— Start DATA EXTRACT —

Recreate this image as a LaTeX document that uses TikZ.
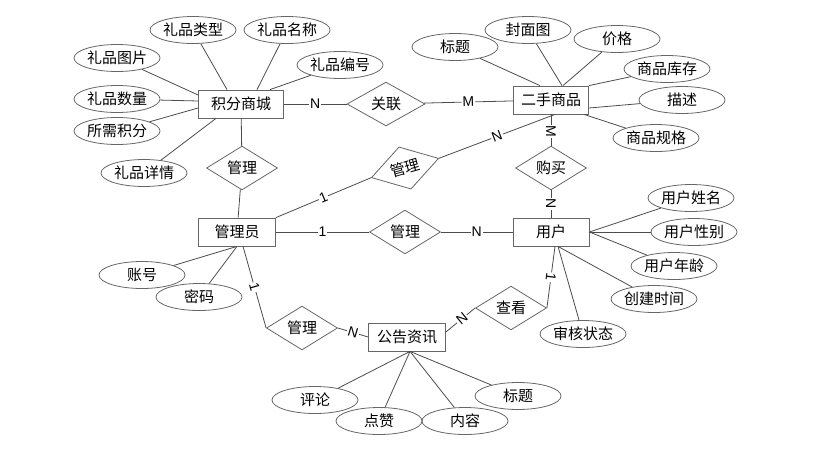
\documentclass[tikz,border=0pt]{standalone}
\usepackage{fontspec}
\setmainfont{Liberation Sans}
\newfontfamily\cjk{Noto Sans CJK SC}
\usetikzlibrary{shapes.geometric, positioning}

\begin{document}
\begin{tikzpicture}[x=1pt, y=-1pt, line width=0.8pt]
    % Define the styles
    \tikzset{
        entity/.style = {draw=black!60, rectangle, minimum width=76pt, minimum height=28pt, inner sep=0pt, font=\cjk\fontsize{15}{18}\selectfont},
        attr/.style = {draw=black!60, ellipse, minimum width=86pt, minimum height=27pt, inner sep=0pt, font=\cjk\fontsize{15}{18}\selectfont},
        rel/.style = {draw=black!60, diamond, minimum width=71pt, minimum height=42pt, inner sep=0pt, font=\cjk\fontsize{15}{18}\selectfont},
        line/.style = {draw=black!70},
        card/.style = {fill=white, inner sep=1pt, font=\fontsize{14}{16}\selectfont, sloped, allow upside down},
    }
    \useasboundingbox (0,0) rectangle (816,456);

    % Entities
    \node [entity, minimum width=85pt] (jf) at (241,104) {积分商城};
    \node [entity, minimum width=75pt] (es) at (551,100) {二手商品};
    \node [entity, minimum width=77pt] (gly) at (237,232) {管理员};
    \node [entity] (yh) at (551,232) {用户};
    \node [entity, minimum width=77pt] (ggzx) at (407,337) {公告资讯};

    % Relations
    \node [rel, minimum width=78pt] (gx) at (386,104) {关联};
    \node [rel] (gl1) at (242,168) {管理};
    \node [rel, rotate=16, minimum width=70pt, minimum height=43pt] (gl2) at (405,168) {管理};
    \node [rel] (gl3) at (405,232) {管理};
    \node [rel] (gm) at (551,168) {购买};
    \node [rel] (gl4) at (302,328) {管理};
    \node [rel] (ck) at (511,308) {查看};

    % Attributes of 积分商城
    \node [attr] (lplx) at (193,30) {礼品类型};
    \node [attr] (lpmc) at (287,30) {礼品名称};
    \node [attr] (lptp) at (117,58) {礼品图片};
    \node [attr] (lpbh) at (340,65) {礼品编号};
    \node [attr] (lpsl) at (117,99) {礼品数量};
    \node [attr] (sxjf) at (117,131) {所需积分};
    \node [attr] (lpxq) at (144,173) {礼品详情};

    % Attributes of 二手商品
    \node [attr] (bt) at (455,47) {标题};
    \node [attr] (fmt) at (528,30) {封面图};
    \node [attr] (jg) at (617,39) {价格};
    \node [attr] (kc) at (667,69) {商品库存};
    \node [attr] (ms) at (682,100) {描述};
    \node [attr] (spgg) at (656,138) {商品规格};

    % Attributes of 用户
    \node [attr] (yhxm) at (691,198) {用户姓名};
    \node [attr] (yhxb) at (694,232) {用户性别};
    \node [attr] (yhnl) at (674,266) {用户年龄};
    \node [attr] (cjsj) at (654,299) {创建时间};
    \node [attr] (shzt) at (583,334) {审核状态};

    % Attributes of 管理员 and 公告资讯
    \node [attr] (zh) at (142,275) {账号};
    \node [attr] (mm) at (199,297) {密码};
    \node [attr] (pl) at (315,400) {评论};
    \node [attr] (dz) at (379,421) {点赞};
    \node [attr] (nr) at (465,421) {内容};
    \node [attr] (bt2) at (518,396) {标题};

    % Attribute lines
    \draw [line] (lptp) -- ([yshift=9pt]jf.west);
    \draw [line] (lpsl) -- ([yshift=3pt]jf.west);
    \draw [line] (sxjf) -- ([yshift=-4pt]jf.west);
    \draw [line] (lpxq) -- ([xshift=-25pt]jf.south);
    \draw [line] (lplx) -- ([xshift=-14pt]jf.north);
    \draw [line] (lpmc) -- ([xshift=16pt]jf.north);
    \draw [line] (lpbh) -- ([xshift=29pt]jf.north);

    \draw [line] (bt) -- ([xshift=-11pt]es.north);
    \draw [line] (fmt) -- ([xshift=11pt]es.north);
    \draw [line] (jg) -- ([xshift=12pt]es.north);
    \draw [line] (kc) -- (es.north east);
    \draw [line] (ms) -- ([yshift=-8pt]es.east);
    \draw [line] (spgg) -- ([xshift=33pt]es.south);

    \draw [line] (yhxm) -- (yh.east);
    \draw [line] (yhxb) -- (yh.east);
    \draw [line] (yhnl) -- (yh.east);
    \draw [line] (cjsj) -- ([xshift=7pt]yh.south);
    \draw [line] (shzt) -- ([xshift=7pt]yh.south);

    \draw [line] (zh) -- (gly.south);
    \draw [line] (mm) -- (gly.south);

    \draw [line] (pl) -- ([xshift=3pt]ggzx.south);
    \draw [line] (dz) -- ([xshift=3pt]ggzx.south);
    \draw [line] (nr) -- ([xshift=3pt]ggzx.south);
    \draw [line] (bt2) -- ([xshift=3pt]ggzx.south);

    % Relation lines
    \draw [line] (jf) -- node [card] {N} (gx);
    \draw [line] (gx) -- node [card] {M} (es);
    \draw [line] (jf) -- (gl1);
    \draw [line] (gl1) -- (gly);
    \draw [line] (gly.north east) -- node [card] {1} (gl2.west);
    \draw [line] (gl2.east) -- node [card] {N} ([xshift=4pt]es.south);
    \draw [line] (gly) -- node [card] {1} (gl3);
    \draw [line] (gl3) -- node [card] {N} (yh);
    \draw [line] (es) -- node [card, pos=0.55] {M} (gm);
    \draw [line] (gm) -- node [card] {N} (yh);
    \draw [line] ([xshift=6pt]gly.south) -- node [card] {1} (gl4.west);
    \draw [line] (gl4.east) -- node [card] {N} (ggzx.west);
    \draw [line] ([yshift=5pt]ggzx.east) -- node [card, pos=0.55] {N} (ck.west);
    \draw [line] ([xshift=4pt]yh.south) -- node [card] {1} (ck.east);

\end{tikzpicture}
\end{document}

— End DATA EXTRACT —

EXERCISE PROMPT> Copy the whole of the material above exactly, but not its images.

SOLUTION TO THE PROBLEM>
Recreate this image as a LaTeX document that uses TikZ.
\documentclass[tikz,border=0pt]{standalone}
\usepackage{fontspec}
\setmainfont{Liberation Sans}
\newfontfamily\cjk{Noto Sans CJK SC}
\usetikzlibrary{shapes.geometric, positioning}

\begin{document}
\begin{tikzpicture}[x=1pt, y=-1pt, line width=0.8pt]
    % Define the styles
    \tikzset{
        entity/.style = {draw=black!60, rectangle, minimum width=76pt, minimum height=28pt, inner sep=0pt, font=\cjk\fontsize{15}{18}\selectfont},
        attr/.style = {draw=black!60, ellipse, minimum width=86pt, minimum height=27pt, inner sep=0pt, font=\cjk\fontsize{15}{18}\selectfont},
        rel/.style = {draw=black!60, diamond, minimum width=71pt, minimum height=42pt, inner sep=0pt, font=\cjk\fontsize{15}{18}\selectfont},
        line/.style = {draw=black!70},
        card/.style = {fill=white, inner sep=1pt, font=\fontsize{14}{16}\selectfont, sloped, allow upside down},
    }
    \useasboundingbox (0,0) rectangle (816,456);

    % Entities
    \node [entity, minimum width=85pt] (jf) at (241,104) {积分商城};
    \node [entity, minimum width=75pt] (es) at (551,100) {二手商品};
    \node [entity, minimum width=77pt] (gly) at (237,232) {管理员};
    \node [entity] (yh) at (551,232) {用户};
    \node [entity, minimum width=77pt] (ggzx) at (407,337) {公告资讯};

    % Relations
    \node [rel, minimum width=78pt] (gx) at (386,104) {关联};
    \node [rel] (gl1) at (242,168) {管理};
    \node [rel, rotate=16, minimum width=70pt, minimum height=43pt] (gl2) at (405,168) {管理};
    \node [rel] (gl3) at (405,232) {管理};
    \node [rel] (gm) at (551,168) {购买};
    \node [rel] (gl4) at (302,328) {管理};
    \node [rel] (ck) at (511,308) {查看};

    % Attributes of 积分商城
    \node [attr] (lplx) at (193,30) {礼品类型};
    \node [attr] (lpmc) at (287,30) {礼品名称};
    \node [attr] (lptp) at (117,58) {礼品图片};
    \node [attr] (lpbh) at (340,65) {礼品编号};
    \node [attr] (lpsl) at (117,99) {礼品数量};
    \node [attr] (sxjf) at (117,131) {所需积分};
    \node [attr] (lpxq) at (144,173) {礼品详情};

    % Attributes of 二手商品
    \node [attr] (bt) at (455,47) {标题};
    \node [attr] (fmt) at (528,30) {封面图};
    \node [attr] (jg) at (617,39) {价格};
    \node [attr] (kc) at (667,69) {商品库存};
    \node [attr] (ms) at (682,100) {描述};
    \node [attr] (spgg) at (656,138) {商品规格};

    % Attributes of 用户
    \node [attr] (yhxm) at (691,198) {用户姓名};
    \node [attr] (yhxb) at (694,232) {用户性别};
    \node [attr] (yhnl) at (674,266) {用户年龄};
    \node [attr] (cjsj) at (654,299) {创建时间};
    \node [attr] (shzt) at (583,334) {审核状态};

    % Attributes of 管理员 and 公告资讯
    \node [attr] (zh) at (142,275) {账号};
    \node [attr] (mm) at (199,297) {密码};
    \node [attr] (pl) at (315,400) {评论};
    \node [attr] (dz) at (379,421) {点赞};
    \node [attr] (nr) at (465,421) {内容};
    \node [attr] (bt2) at (518,396) {标题};

    % Attribute lines
    \draw [line] (lptp) -- ([yshift=9pt]jf.west);
    \draw [line] (lpsl) -- ([yshift=3pt]jf.west);
    \draw [line] (sxjf) -- ([yshift=-4pt]jf.west);
    \draw [line] (lpxq) -- ([xshift=-25pt]jf.south);
    \draw [line] (lplx) -- ([xshift=-14pt]jf.north);
    \draw [line] (lpmc) -- ([xshift=16pt]jf.north);
    \draw [line] (lpbh) -- ([xshift=29pt]jf.north);

    \draw [line] (bt) -- ([xshift=-11pt]es.north);
    \draw [line] (fmt) -- ([xshift=11pt]es.north);
    \draw [line] (jg) -- ([xshift=12pt]es.north);
    \draw [line] (kc) -- (es.north east);
    \draw [line] (ms) -- ([yshift=-8pt]es.east);
    \draw [line] (spgg) -- ([xshift=33pt]es.south);

    \draw [line] (yhxm) -- (yh.east);
    \draw [line] (yhxb) -- (yh.east);
    \draw [line] (yhnl) -- (yh.east);
    \draw [line] (cjsj) -- ([xshift=7pt]yh.south);
    \draw [line] (shzt) -- ([xshift=7pt]yh.south);

    \draw [line] (zh) -- (gly.south);
    \draw [line] (mm) -- (gly.south);

    \draw [line] (pl) -- ([xshift=3pt]ggzx.south);
    \draw [line] (dz) -- ([xshift=3pt]ggzx.south);
    \draw [line] (nr) -- ([xshift=3pt]ggzx.south);
    \draw [line] (bt2) -- ([xshift=3pt]ggzx.south);

    % Relation lines
    \draw [line] (jf) -- node [card] {N} (gx);
    \draw [line] (gx) -- node [card] {M} (es);
    \draw [line] (jf) -- (gl1);
    \draw [line] (gl1) -- (gly);
    \draw [line] (gly.north east) -- node [card] {1} (gl2.west);
    \draw [line] (gl2.east) -- node [card] {N} ([xshift=4pt]es.south);
    \draw [line] (gly) -- node [card] {1} (gl3);
    \draw [line] (gl3) -- node [card] {N} (yh);
    \draw [line] (es) -- node [card, pos=0.55] {M} (gm);
    \draw [line] (gm) -- node [card] {N} (yh);
    \draw [line] ([xshift=6pt]gly.south) -- node [card] {1} (gl4.west);
    \draw [line] (gl4.east) -- node [card] {N} (ggzx.west);
    \draw [line] ([yshift=5pt]ggzx.east) -- node [card, pos=0.55] {N} (ck.west);
    \draw [line] ([xshift=4pt]yh.south) -- node [card] {1} (ck.east);

\end{tikzpicture}
\end{document}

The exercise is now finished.